• Written task
Include the line containing "const nValues = ['3,684', '2,531', '904', '249'];" and all lines before it, repeated exactly from the listing below, without pictures.

(Lines of data)
* start *

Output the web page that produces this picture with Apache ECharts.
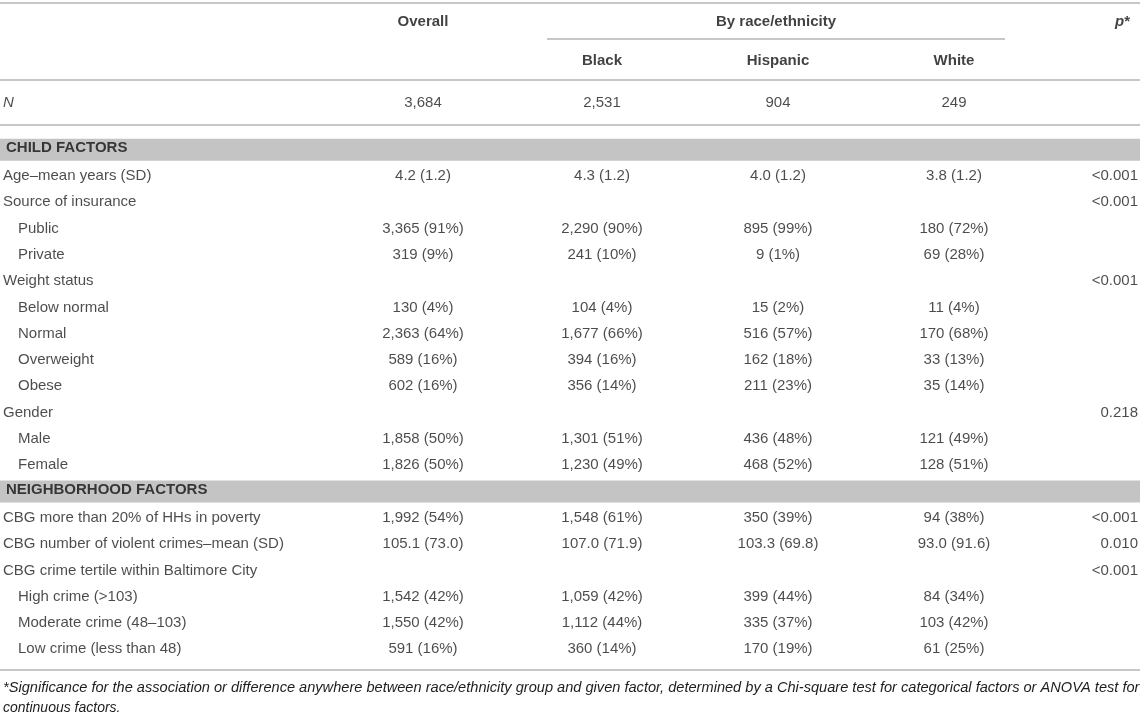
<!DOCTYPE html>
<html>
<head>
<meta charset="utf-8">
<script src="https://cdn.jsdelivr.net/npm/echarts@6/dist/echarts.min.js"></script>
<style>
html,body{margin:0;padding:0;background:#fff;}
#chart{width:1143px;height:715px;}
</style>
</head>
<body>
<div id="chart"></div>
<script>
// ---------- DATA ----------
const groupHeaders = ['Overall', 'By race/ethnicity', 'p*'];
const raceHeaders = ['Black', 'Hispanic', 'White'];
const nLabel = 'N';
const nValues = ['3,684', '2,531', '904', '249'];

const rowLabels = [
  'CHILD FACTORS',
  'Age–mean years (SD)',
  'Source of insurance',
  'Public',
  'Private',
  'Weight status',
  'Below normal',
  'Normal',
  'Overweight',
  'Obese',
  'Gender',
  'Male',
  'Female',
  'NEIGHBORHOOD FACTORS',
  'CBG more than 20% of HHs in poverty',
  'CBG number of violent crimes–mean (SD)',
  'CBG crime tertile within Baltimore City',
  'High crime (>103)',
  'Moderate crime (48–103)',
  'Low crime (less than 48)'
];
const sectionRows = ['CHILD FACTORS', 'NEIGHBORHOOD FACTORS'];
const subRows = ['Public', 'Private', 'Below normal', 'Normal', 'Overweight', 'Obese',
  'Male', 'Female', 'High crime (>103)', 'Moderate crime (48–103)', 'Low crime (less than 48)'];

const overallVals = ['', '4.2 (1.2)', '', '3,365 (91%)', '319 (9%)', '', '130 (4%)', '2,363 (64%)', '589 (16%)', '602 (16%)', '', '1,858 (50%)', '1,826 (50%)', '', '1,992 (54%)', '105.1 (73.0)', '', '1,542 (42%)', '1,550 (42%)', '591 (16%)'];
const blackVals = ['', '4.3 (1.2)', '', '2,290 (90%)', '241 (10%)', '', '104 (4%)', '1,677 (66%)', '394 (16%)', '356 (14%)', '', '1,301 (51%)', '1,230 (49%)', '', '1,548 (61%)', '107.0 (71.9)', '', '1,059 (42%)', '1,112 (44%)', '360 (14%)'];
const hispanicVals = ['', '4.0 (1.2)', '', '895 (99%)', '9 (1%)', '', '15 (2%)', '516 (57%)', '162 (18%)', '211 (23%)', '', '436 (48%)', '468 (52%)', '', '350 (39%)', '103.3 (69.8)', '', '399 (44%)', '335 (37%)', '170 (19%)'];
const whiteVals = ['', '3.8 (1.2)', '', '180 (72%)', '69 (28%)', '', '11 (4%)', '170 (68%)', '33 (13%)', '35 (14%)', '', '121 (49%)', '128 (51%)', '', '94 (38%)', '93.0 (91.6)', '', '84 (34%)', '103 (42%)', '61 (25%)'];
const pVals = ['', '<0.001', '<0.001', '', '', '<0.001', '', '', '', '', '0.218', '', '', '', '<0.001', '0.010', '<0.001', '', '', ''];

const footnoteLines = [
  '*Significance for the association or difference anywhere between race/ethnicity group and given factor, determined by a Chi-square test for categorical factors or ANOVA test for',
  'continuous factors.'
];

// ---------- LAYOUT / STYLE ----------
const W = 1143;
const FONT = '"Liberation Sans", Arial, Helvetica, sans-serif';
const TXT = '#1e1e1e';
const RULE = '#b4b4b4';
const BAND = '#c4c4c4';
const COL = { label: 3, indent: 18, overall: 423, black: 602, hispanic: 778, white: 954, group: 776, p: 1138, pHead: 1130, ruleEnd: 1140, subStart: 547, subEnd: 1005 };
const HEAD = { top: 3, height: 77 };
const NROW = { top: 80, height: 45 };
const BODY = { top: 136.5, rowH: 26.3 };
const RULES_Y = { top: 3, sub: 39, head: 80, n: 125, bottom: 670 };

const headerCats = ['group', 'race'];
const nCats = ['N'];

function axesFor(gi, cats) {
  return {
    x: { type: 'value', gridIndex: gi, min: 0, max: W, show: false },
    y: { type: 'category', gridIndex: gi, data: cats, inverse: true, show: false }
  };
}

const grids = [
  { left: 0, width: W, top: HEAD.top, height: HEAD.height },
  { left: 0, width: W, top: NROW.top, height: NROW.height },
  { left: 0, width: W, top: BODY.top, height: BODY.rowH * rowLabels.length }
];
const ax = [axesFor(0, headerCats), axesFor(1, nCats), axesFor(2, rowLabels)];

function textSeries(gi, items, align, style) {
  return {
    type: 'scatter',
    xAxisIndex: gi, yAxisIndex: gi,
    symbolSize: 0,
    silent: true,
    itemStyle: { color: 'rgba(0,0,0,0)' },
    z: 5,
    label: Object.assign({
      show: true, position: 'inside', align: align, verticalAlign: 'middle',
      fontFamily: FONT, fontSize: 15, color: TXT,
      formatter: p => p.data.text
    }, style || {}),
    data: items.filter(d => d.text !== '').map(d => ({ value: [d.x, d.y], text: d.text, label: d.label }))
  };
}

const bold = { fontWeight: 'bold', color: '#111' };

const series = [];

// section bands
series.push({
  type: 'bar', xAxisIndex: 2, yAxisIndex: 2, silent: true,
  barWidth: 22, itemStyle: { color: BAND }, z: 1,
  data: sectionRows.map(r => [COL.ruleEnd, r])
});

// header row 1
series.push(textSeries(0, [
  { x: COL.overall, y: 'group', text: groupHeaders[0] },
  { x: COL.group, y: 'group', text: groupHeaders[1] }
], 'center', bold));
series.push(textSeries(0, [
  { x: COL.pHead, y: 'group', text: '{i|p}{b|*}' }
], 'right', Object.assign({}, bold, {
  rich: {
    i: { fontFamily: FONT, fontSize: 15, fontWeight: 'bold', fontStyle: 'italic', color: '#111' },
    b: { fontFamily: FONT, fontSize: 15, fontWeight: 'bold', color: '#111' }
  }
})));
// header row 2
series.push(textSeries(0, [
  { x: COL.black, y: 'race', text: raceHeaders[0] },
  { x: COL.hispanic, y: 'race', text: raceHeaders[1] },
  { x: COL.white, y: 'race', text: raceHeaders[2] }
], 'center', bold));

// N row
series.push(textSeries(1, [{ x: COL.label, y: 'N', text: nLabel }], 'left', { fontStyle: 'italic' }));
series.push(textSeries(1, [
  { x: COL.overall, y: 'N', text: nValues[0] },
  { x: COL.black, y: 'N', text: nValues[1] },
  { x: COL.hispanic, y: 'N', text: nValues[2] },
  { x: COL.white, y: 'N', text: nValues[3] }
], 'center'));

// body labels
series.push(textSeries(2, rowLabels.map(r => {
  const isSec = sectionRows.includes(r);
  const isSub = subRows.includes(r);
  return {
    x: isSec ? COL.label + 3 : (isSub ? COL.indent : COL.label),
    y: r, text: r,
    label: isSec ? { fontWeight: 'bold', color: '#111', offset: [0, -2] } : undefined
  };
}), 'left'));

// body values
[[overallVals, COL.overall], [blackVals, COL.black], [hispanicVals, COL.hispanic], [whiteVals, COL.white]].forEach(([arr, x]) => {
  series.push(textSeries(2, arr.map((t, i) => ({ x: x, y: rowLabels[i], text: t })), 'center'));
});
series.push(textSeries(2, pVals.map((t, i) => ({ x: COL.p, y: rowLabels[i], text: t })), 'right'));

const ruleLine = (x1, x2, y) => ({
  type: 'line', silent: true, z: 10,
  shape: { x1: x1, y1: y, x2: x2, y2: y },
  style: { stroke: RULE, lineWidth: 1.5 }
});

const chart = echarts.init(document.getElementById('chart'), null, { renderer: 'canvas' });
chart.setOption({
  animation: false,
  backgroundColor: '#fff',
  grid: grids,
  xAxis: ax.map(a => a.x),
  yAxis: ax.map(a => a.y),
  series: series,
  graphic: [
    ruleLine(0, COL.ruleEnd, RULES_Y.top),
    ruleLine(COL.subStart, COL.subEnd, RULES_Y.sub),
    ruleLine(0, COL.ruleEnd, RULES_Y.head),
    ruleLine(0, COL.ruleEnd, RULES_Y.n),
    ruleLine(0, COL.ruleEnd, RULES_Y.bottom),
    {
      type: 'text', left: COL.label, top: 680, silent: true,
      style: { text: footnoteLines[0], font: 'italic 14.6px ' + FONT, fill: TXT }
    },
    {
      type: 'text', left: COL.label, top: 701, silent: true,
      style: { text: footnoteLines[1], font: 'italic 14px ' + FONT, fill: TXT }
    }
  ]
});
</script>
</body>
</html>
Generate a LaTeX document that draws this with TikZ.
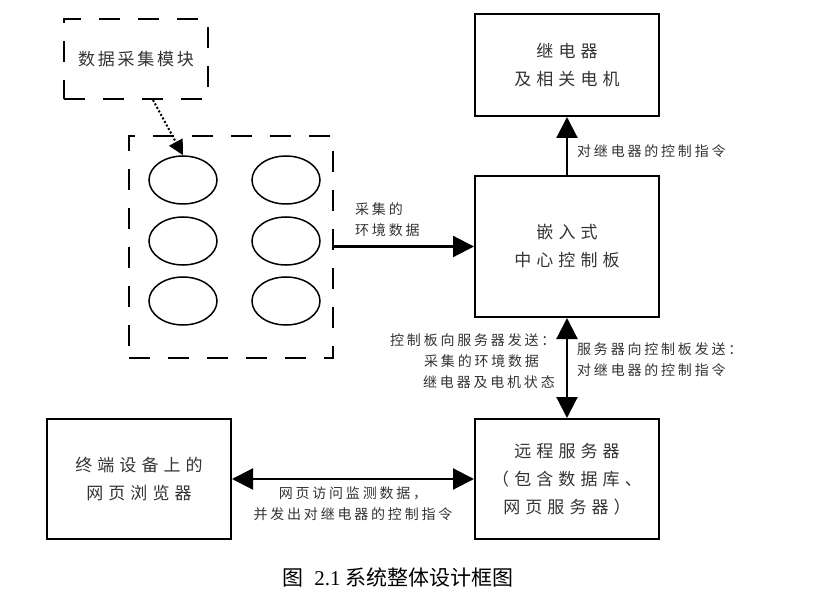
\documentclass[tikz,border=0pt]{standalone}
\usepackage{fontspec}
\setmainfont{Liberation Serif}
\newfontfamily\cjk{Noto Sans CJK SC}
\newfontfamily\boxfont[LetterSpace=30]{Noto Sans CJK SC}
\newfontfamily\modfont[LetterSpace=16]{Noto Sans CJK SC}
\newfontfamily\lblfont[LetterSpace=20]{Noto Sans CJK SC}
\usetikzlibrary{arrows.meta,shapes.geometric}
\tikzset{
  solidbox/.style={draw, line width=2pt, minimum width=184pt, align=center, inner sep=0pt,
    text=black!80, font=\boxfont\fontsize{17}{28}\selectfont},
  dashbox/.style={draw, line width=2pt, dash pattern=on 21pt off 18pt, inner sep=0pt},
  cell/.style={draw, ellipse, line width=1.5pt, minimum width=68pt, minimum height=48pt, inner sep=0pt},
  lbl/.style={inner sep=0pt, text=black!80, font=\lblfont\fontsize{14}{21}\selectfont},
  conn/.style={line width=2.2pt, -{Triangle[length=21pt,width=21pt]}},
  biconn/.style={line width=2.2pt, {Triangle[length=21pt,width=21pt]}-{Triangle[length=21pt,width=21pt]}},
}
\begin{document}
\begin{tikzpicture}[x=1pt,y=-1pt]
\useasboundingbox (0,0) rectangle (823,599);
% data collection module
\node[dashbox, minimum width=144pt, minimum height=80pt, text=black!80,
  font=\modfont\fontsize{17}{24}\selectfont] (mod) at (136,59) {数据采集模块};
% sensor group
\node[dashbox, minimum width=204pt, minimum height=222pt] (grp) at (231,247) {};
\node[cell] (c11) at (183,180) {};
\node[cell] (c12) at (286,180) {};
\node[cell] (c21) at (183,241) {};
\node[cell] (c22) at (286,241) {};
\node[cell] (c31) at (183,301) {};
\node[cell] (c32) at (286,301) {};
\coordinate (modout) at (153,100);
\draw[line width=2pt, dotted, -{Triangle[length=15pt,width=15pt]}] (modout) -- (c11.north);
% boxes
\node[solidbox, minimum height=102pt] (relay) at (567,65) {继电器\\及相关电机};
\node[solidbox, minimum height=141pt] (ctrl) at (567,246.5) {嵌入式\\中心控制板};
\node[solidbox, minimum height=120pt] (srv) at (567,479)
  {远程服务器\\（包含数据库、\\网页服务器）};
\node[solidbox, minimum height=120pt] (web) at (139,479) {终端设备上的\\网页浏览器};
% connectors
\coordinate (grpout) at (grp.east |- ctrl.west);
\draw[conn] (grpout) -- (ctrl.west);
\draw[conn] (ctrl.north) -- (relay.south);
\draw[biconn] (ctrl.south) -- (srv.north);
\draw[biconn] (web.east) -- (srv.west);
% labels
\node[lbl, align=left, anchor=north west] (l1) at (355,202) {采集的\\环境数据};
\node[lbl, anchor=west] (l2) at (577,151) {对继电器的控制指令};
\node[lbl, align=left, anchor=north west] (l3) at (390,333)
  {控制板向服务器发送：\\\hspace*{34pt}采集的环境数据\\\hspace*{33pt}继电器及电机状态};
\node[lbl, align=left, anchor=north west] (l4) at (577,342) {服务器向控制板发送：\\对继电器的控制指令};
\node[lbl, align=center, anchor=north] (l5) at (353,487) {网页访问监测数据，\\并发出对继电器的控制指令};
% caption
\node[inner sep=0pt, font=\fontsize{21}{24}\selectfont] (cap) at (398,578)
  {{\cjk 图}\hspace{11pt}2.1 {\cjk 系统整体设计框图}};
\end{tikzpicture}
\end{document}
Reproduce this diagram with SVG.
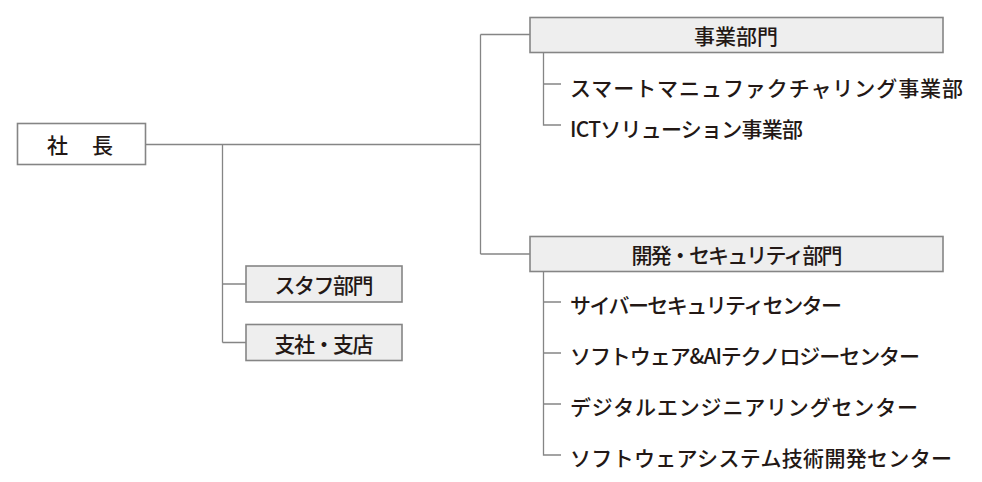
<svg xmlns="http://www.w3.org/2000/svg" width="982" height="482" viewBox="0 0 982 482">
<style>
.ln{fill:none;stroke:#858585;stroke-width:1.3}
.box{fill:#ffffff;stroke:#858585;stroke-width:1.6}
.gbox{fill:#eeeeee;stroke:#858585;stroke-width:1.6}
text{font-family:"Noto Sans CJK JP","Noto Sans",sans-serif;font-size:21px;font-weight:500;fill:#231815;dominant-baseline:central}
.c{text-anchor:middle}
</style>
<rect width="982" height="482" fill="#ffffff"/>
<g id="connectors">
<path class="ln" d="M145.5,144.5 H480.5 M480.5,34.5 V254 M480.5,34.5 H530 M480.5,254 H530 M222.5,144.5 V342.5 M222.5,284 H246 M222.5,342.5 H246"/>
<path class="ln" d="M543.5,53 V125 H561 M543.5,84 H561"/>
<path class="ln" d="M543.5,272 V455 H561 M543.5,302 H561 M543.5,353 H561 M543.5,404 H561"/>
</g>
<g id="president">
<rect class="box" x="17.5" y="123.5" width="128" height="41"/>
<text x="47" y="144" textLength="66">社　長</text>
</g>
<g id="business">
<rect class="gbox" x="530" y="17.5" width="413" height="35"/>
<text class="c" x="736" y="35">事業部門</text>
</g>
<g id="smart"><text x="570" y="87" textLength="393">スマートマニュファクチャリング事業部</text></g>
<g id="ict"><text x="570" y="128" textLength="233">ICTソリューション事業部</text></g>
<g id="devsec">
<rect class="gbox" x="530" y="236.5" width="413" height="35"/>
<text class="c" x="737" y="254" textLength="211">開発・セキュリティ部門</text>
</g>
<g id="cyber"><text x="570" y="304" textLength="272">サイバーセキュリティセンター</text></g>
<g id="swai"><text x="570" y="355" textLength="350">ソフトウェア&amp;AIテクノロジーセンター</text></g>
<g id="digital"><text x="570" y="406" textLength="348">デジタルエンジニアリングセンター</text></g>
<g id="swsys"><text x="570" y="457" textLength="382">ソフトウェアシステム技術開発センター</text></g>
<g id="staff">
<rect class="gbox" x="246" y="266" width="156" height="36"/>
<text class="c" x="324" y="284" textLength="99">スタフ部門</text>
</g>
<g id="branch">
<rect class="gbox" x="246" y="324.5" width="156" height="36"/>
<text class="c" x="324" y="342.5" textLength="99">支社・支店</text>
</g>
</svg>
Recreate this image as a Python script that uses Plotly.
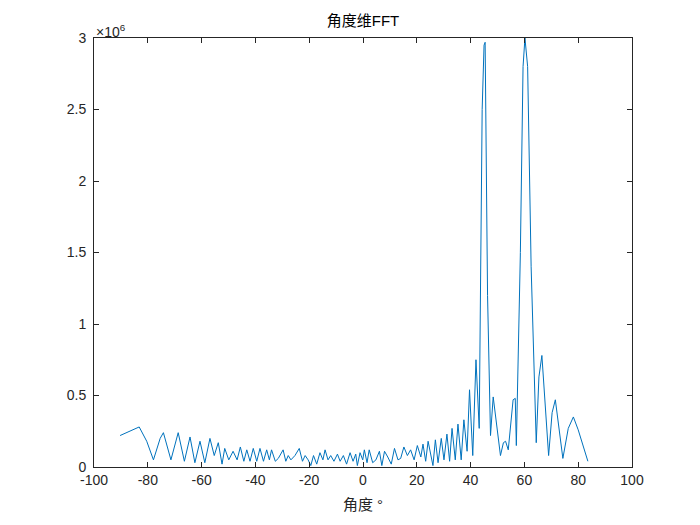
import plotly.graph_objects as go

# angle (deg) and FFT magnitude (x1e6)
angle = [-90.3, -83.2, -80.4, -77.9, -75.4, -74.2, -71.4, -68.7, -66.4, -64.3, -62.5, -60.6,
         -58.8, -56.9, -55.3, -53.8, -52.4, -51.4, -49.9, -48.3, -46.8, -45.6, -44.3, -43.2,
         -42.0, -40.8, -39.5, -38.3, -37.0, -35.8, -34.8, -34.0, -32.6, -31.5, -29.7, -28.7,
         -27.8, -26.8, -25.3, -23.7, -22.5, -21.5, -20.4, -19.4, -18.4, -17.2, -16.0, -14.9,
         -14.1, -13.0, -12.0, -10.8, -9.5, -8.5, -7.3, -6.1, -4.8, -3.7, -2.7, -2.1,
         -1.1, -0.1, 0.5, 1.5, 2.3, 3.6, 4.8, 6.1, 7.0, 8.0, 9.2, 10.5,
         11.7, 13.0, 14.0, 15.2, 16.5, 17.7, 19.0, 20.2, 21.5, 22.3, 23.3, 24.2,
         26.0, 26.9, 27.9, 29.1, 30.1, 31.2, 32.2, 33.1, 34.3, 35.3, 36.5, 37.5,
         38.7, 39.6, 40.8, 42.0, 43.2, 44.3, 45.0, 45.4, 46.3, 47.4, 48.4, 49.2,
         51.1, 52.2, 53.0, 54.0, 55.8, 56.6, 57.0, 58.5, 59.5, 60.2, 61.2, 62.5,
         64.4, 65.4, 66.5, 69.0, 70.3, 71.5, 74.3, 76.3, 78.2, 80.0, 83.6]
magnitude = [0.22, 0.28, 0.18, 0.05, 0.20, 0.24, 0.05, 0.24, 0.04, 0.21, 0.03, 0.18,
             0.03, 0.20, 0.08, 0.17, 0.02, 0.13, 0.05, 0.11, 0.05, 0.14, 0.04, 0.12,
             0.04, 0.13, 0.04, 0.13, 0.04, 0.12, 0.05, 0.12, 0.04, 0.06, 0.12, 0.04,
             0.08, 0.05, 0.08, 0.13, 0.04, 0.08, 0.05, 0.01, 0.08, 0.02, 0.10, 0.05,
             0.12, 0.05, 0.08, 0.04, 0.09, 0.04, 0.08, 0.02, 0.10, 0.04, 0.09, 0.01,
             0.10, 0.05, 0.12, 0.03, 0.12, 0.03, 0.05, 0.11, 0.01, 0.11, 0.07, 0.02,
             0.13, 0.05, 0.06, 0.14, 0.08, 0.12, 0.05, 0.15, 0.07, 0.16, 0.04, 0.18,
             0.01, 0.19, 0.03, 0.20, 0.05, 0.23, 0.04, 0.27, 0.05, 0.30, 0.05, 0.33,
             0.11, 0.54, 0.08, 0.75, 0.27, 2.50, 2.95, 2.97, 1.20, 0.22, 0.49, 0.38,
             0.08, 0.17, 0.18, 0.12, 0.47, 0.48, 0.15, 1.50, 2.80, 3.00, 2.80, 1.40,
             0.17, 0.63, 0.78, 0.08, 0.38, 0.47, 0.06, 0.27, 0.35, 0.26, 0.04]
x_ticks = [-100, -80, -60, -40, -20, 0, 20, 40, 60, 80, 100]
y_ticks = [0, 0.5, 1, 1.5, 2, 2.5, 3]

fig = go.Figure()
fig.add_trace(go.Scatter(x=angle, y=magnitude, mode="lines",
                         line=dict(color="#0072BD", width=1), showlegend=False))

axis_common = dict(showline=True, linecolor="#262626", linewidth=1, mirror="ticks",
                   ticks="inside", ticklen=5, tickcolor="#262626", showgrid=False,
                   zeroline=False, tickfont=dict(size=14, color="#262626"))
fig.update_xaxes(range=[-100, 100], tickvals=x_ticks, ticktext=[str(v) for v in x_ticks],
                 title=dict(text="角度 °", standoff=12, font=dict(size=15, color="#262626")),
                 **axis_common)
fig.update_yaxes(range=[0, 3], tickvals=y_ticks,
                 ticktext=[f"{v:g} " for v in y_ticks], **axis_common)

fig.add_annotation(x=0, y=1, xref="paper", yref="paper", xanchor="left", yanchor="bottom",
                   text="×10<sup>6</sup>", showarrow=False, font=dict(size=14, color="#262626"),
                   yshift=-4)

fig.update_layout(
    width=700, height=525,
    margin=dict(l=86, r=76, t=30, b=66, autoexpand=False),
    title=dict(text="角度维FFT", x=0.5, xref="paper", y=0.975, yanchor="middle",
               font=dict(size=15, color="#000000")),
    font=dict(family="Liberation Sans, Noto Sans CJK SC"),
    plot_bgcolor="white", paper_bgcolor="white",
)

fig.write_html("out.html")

* end *

• Right answer
Output the web page that produces this picture with Apache ECharts.
<!DOCTYPE html>
<html>
<head>
<meta charset="utf-8">
<script src="https://cdn.jsdelivr.net/npm/echarts@6/dist/echarts.min.js"></script>
<style>
html,body{margin:0;padding:0;background:#fff;}
#chart{width:1143px;height:715px;}
</style>
</head>
<body>
<div id="chart"></div>
<script>
// ---------- DATA ----------
const groupHeaders = ['Overall', 'By race/ethnicity', 'p*'];
const raceHeaders = ['Black', 'Hispanic', 'White'];
const nLabel = 'N';
const nValues = ['3,684', '2,531', '904', '249'];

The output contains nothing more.